People often ask if Dykes can ever repeat 2022. Probably not in that exact way. That season had a "Team of Destiny" feel that you can't manufacture. But the foundation is more stable now than it was in the final years of the previous regime. The recruiting classes are consistently ranking in the top 20-25 nationally, which is the sweet spot for a school with TCU's enrollment size.
The Reality of the Hot Seat
In college football, the "Hot Seat" is always lukewarm. One 5-7 season and the boosters start whispering. Two 5-7 seasons and they start looking at buyouts. Sonny Dykes earned a massive amount of "grace period" with that National Championship appearance, but in 2026, college football has a very short memory.
The job of the TCU head football coach is now a top-15 gig in the country. It pays like it. It demands like it. You aren't just competing with Baylor and Texas Tech; you're competing with the brand of the school itself. The "Frog Horn" is loud, and the expectations are louder.
Actionable Insights for the Modern Fan or Analyst
If you're following the trajectory of the program, keep your eyes on these specific markers rather than just the win-loss column:
- Blue-Chip Ratio: Watch how many 4 and 5-star recruits Dykes lands from the DFW area specifically.
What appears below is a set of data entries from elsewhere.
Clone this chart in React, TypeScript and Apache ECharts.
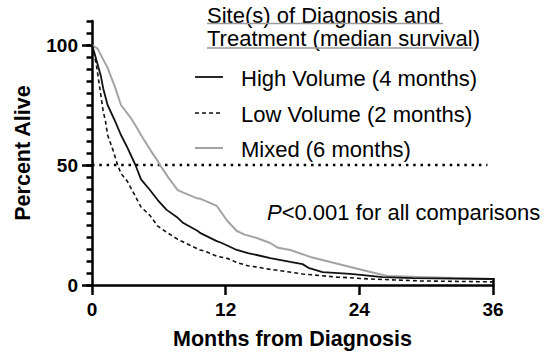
import React, { useEffect, useRef } from "react";
import * as echarts from "echarts";

// Kaplan–Meier style survival curves: [months from diagnosis, percent alive]
const highVolume: [number, number][] = [
  [0, 100], [0.2, 97], [0.5, 92], [0.8, 87], [1, 82], [1.4, 75], [2.1, 68], [2.6, 62.5],
  [3.2, 57], [3.9, 50], [4.4, 44], [5.2, 39.6], [5.9, 35.4], [6.7, 31.3], [7.7, 28],
  [8.2, 25.8], [9.5, 22.5], [9.7, 21.7], [11.2, 18.3], [11.6, 17.6], [13, 14.6], [14, 13.3],
  [14.8, 12.5], [16, 11.2], [17.8, 9.6], [18.9, 8.7], [19.5, 7], [20.7, 5.4], [23.2, 4.6],
  [25, 3.8], [26.1, 3.3], [28.8, 2.9], [36, 2.5],
];

const lowVolume: [number, number][] = [
  [0, 100], [0.2, 96], [0.4, 91.5], [0.7, 82], [1, 72.5], [1.2, 68.5], [1.4, 62.5], [1.9, 56],
  [2.3, 50], [2.6, 46.5], [3.2, 43], [4.4, 32.5], [5.2, 29], [5.9, 24.5], [6.7, 22], [7.7, 19],
  [8.2, 17.9], [9.7, 14.6], [10.1, 14.2], [11.2, 12], [12.2, 11], [13, 9.4], [14, 8],
  [14.8, 7.5], [16, 6.5], [16.7, 6.1], [18.9, 4.6], [22, 3.3], [25, 2.5], [29.4, 1.7], [36, 1.3],
];

const mixed: [number, number][] = [
  [0, 100], [0.5, 98.5], [1, 94], [1.4, 90.5], [2.1, 82], [2.6, 75], [3.5, 69.5], [4.1, 65],
  [4.4, 62.5], [5.3, 55.8], [5.9, 51.7], [6.1, 50], [7, 43.8], [7.7, 39.5], [8.2, 38.5],
  [9.5, 36], [9.7, 36], [11.2, 33], [12.1, 27], [13, 22.5], [13.7, 21], [14.8, 19.6],
  [16, 17.5], [16.7, 15.5], [17.8, 14.6], [19.6, 11.7], [21.4, 9.6], [23.2, 7.5], [25, 5.4],
  [26.5, 3.8], [29.4, 3.3], [32.4, 2.9], [36, 2.5],
];

// Median reference line at 50%
const medianLine: [number, number][] = [[0, 50], [35.5, 50]];

const seriesNames = [
  "High Volume (4 months)",
  "Low Volume (2 months)",
  "Mixed (6 months)",
];
const seriesColors = ["#111111", "#111111", "#a3a3a3"];
const seriesDash: (number[] | "solid")[] = ["solid", [4, 3], "solid"];
const seriesWidths = [1.8, 1.6, 2];

const legendTitle = ["Site(s) of Diagnosis and", "Treatment (median survival)"];

const xTicks = [0, 12, 24, 36];
const yLabelTicks = [0, 50, 100];
const yMinorTicks = [0, 5, 10, 15, 20, 25, 30, 35, 40, 45, 50, 55, 60, 65, 70, 75, 80, 85, 90, 95, 100, 105, 110];

const FONT = "Liberation Sans, Arial, Helvetica, sans-serif";
const TEXT_SIZE = 22;

export default function App() {
  const ref = useRef<HTMLDivElement>(null);

  useEffect(() => {
    if (!ref.current) return;
    const chart = echarts.init(ref.current, undefined, { renderer: "svg" });

    const seriesData = [highVolume, lowVolume, mixed];

    // hand-built legend: line sample + label per series
    const legendRowsY = [77, 113, 148];
    const legendGraphics: any[] = [];
    seriesNames.forEach((name, i) => {
      const y = legendRowsY[i];
      legendGraphics.push({
        type: "line",
        shape: { x1: 195, y1: y, x2: 223, y2: y },
        style: {
          stroke: seriesColors[i],
          lineWidth: seriesWidths[i],
          lineDash: seriesDash[i] === "solid" ? null : seriesDash[i],
        },
      });
      legendGraphics.push({
        type: "text",
        x: 241,
        y: y + 1,
        style: {
          text: name,
          fontFamily: FONT,
          fontSize: TEXT_SIZE,
          fill: "#000",
          verticalAlign: "middle",
          align: "left",
        },
      });
    });

    chart.setOption({
      animation: false,
      backgroundColor: "#ffffff",
      textStyle: { fontFamily: FONT },
      grid: { left: 92, right: 58, top: 21, bottom: 75, containLabel: false },
      xAxis: [
        {
          type: "value",
          min: 0,
          max: 36,
          interval: 12,
          name: "Months from Diagnosis",
          nameLocation: "middle",
          nameGap: 43,
          nameTextStyle: { fontFamily: FONT, fontWeight: "bold", fontSize: 21.5, color: "#000" },
          axisLine: { show: true, lineStyle: { color: "#000", width: 2.5 } },
          axisTick: { show: true, length: 10, lineStyle: { color: "#000", width: 2.5 } },
          axisLabel: { show: true, margin: 15, fontFamily: FONT, fontWeight: "bold", fontSize: 19, color: "#000", customValues: xTicks },
          splitLine: { show: false },
        },
        {
          type: "value",
          min: 0,
          max: 36,
          position: "bottom",
          axisLine: { show: false },
          axisTick: { show: true, inside: true, length: 7, customValues: [36], lineStyle: { color: "#000", width: 2.5 } },
          axisLabel: { show: false },
          splitLine: { show: false },
        },
      ],
      yAxis: [
        {
          type: "value",
          min: 0,
          max: 110,
          name: "Percent Alive",
          nameLocation: "middle",
          nameGap: 58,
          nameTextStyle: { fontFamily: FONT, fontWeight: "bold", fontSize: 21.5, color: "#000" },
          axisLine: { show: true, lineStyle: { color: "#000", width: 2.5 } },
          axisTick: { show: true, length: 10, customValues: yLabelTicks, lineStyle: { color: "#000", width: 2.5 } },
          axisLabel: { show: true, margin: 14, fontFamily: FONT, fontWeight: "bold", fontSize: 19, color: "#000", customValues: yLabelTicks },
          splitLine: { show: false },
        },
        {
          type: "value",
          min: 0,
          max: 110,
          position: "left",
          axisLine: { show: false },
          axisTick: { show: true, length: 5.5, customValues: yMinorTicks, lineStyle: { color: "#000", width: 2.5 } },
          axisLabel: { show: false },
          splitLine: { show: false },
        },
      ],
      series: [
        ...seriesNames.map((name, i) => ({
          name,
          type: "line",
          data: seriesData[i],
          showSymbol: false,
          symbol: "none",
          lineStyle: { color: seriesColors[i], width: seriesWidths[i], type: seriesDash[i] },
          itemStyle: { color: seriesColors[i] },
          z: 4 - i,
        })),
        {
          name: "median",
          type: "line",
          data: medianLine,
          showSymbol: false,
          symbol: "none",
          lineStyle: { color: "#000", width: 2.5, type: [2.5, 4.8] },
          silent: true,
          z: 1,
        },
      ],
      graphic: [
        {
          type: "text",
          x: 207,
          y: 15,
          style: { text: legendTitle[0], fontFamily: FONT, fontSize: TEXT_SIZE, fill: "#000", verticalAlign: "middle" },
        },
        {
          type: "line",
          shape: { x1: 207, y1: 23.5, x2: 443, y2: 23.5 },
          style: { stroke: "#9a9a9a", lineWidth: 1.5 },
        },
        {
          type: "text",
          x: 207,
          y: 38.5,
          style: { text: legendTitle[1], fontFamily: FONT, fontSize: TEXT_SIZE, fill: "#000", verticalAlign: "middle" },
        },
        {
          type: "line",
          shape: { x1: 207, y1: 48, x2: 473, y2: 48 },
          style: { stroke: "#9a9a9a", lineWidth: 1.5 },
        },
        ...legendGraphics,
        {
          type: "text",
          x: 267,
          y: 212,
          style: {
            text: "{i|P}<0.001 for all comparisons",
            fontFamily: FONT,
            fontSize: TEXT_SIZE,
            fill: "#000",
            verticalAlign: "middle",
            rich: { i: { fontStyle: "italic", fontFamily: FONT, fontSize: TEXT_SIZE, fill: "#000" } },
          },
        },
      ],
    });

    return () => chart.dispose();
  }, []);

  return <div ref={ref} style={{ width: 551, height: 360, position: "absolute", left: 0, top: 0 }} />;
}
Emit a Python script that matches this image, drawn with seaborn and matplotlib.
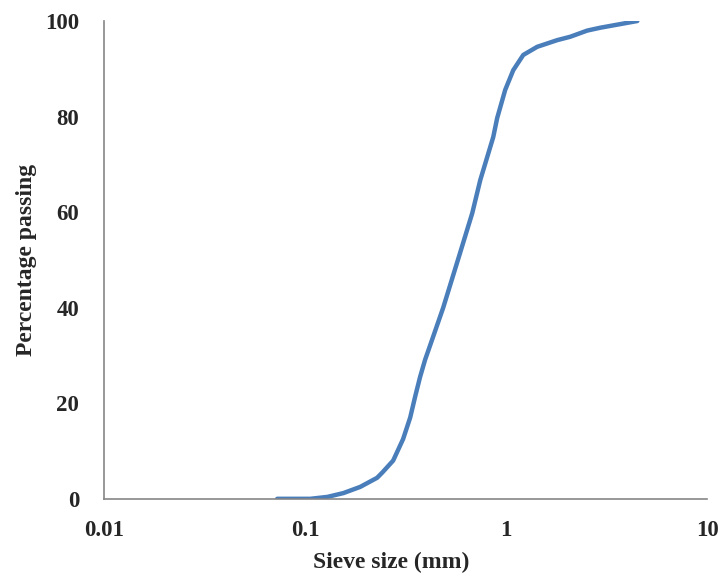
#!/usr/bin/env python3
"""Particle size distribution curve (percentage passing vs sieve size)."""

import matplotlib
matplotlib.use("Agg")
import matplotlib.pyplot as plt
import pandas as pd
import seaborn as sns

# values
sieve_mm = [0.0726, 0.106, 0.129, 0.155, 0.188, 0.228, 0.242, 0.274, 0.307,
            0.333, 0.353, 0.373, 0.395, 0.428, 0.486, 0.590, 0.678, 0.743,
            0.862, 0.902, 0.989, 1.084, 1.216, 1.426, 1.794, 2.08, 2.53,
            2.94, 4.49]
passing = [0.0, 0.0, 0.4, 1.2, 2.5, 4.4, 5.5, 8.0, 12.5,
           17.0, 21.5, 25.5, 29.1, 33.3, 40.0, 51.5, 59.8, 66.7,
           75.7, 79.7, 85.6, 89.7, 92.9, 94.6, 96.0, 96.7, 98.0,
           98.6, 100.0]
x_ticks = [0.01, 0.1, 1, 10]
x_tick_labels = ["0.01", "0.1", "1", "10"]
y_ticks = [0, 20, 40, 60, 80, 100]

LINE_COLOR = "#4a7ebb"
SPINE_COLOR = "#868686"


def main() -> None:
    df = pd.DataFrame({"sieve": sieve_mm, "passing": passing})

    sns.set_theme(style="white")
    plt.rcParams["font.family"] = ["Liberation Serif", "DejaVu Serif"]
    plt.rcParams["font.weight"] = "bold"

    fig = plt.figure(figsize=(7.18, 5.76), dpi=100)
    ax = fig.add_axes([0.145, 0.134, 0.840, 0.8295])
    sns.lineplot(data=df, x="sieve", y="passing", color=LINE_COLOR,
                 linewidth=3.2, sort=False, estimator=None, ax=ax)
    for line in ax.get_lines():
        line.set_solid_joinstyle("round")
        line.set_solid_capstyle("round")

    ax.set_xscale("log")
    ax.set_xlim(0.01, 10)
    ax.set_ylim(0, 100)
    ax.set_xticks(x_ticks)
    ax.set_xticklabels(x_tick_labels)
    ax.set_yticks(y_ticks)
    ax.minorticks_off()
    ax.tick_params(axis="both", length=0, labelsize=16.5)
    ax.tick_params(axis="x", pad=15)
    ax.tick_params(axis="y", pad=18)
    for lab in ax.get_xticklabels() + ax.get_yticklabels():
        lab.set_fontweight("bold")

    for side in ("top", "right"):
        ax.spines[side].set_visible(False)
    for side in ("left", "bottom"):
        ax.spines[side].set_color(SPINE_COLOR)
        ax.spines[side].set_linewidth(1.2)

    ax.set_xlabel("Sieve size (mm)", fontsize=17, fontweight="bold")
    ax.xaxis.set_label_coords(0.476, -0.112)
    ax.set_ylabel("Percentage passing", fontsize=17, fontweight="bold", labelpad=6)

    fig.savefig("out.png", dpi=100)


if __name__ == "__main__":
    main()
If that number dips below 40% of their local targets, the long-term health of the roster is in trouble.
- Defensive EPA (Expected Points Added): The offense will always be there under Dykes. The success of the TCU head football coach usually hinges on whether the defense is "serviceable" or "a liability."
- The Mid-Season Pivot: Historically, Dykes’ teams have a tendency to either catch fire or slide in November. Successful seasons in the new Big 12 require depth that can survive the physical toll of a 12-game conference slate.
- NIL Transparency: Follow how the school handles player retention. In the current era, losing your best wide receiver to an SEC school because of a bigger bag is the biggest threat to TCU's stability.
The job isn't what it was in the 90s. It’s not even what it was in 2010. It’s a high-wire act in a purple visor. Whether it's Sonny Dykes or whoever eventually follows him, the standard has been set: TCU expects to be at the table when the playoff spots are handed out. Anything less is just noise.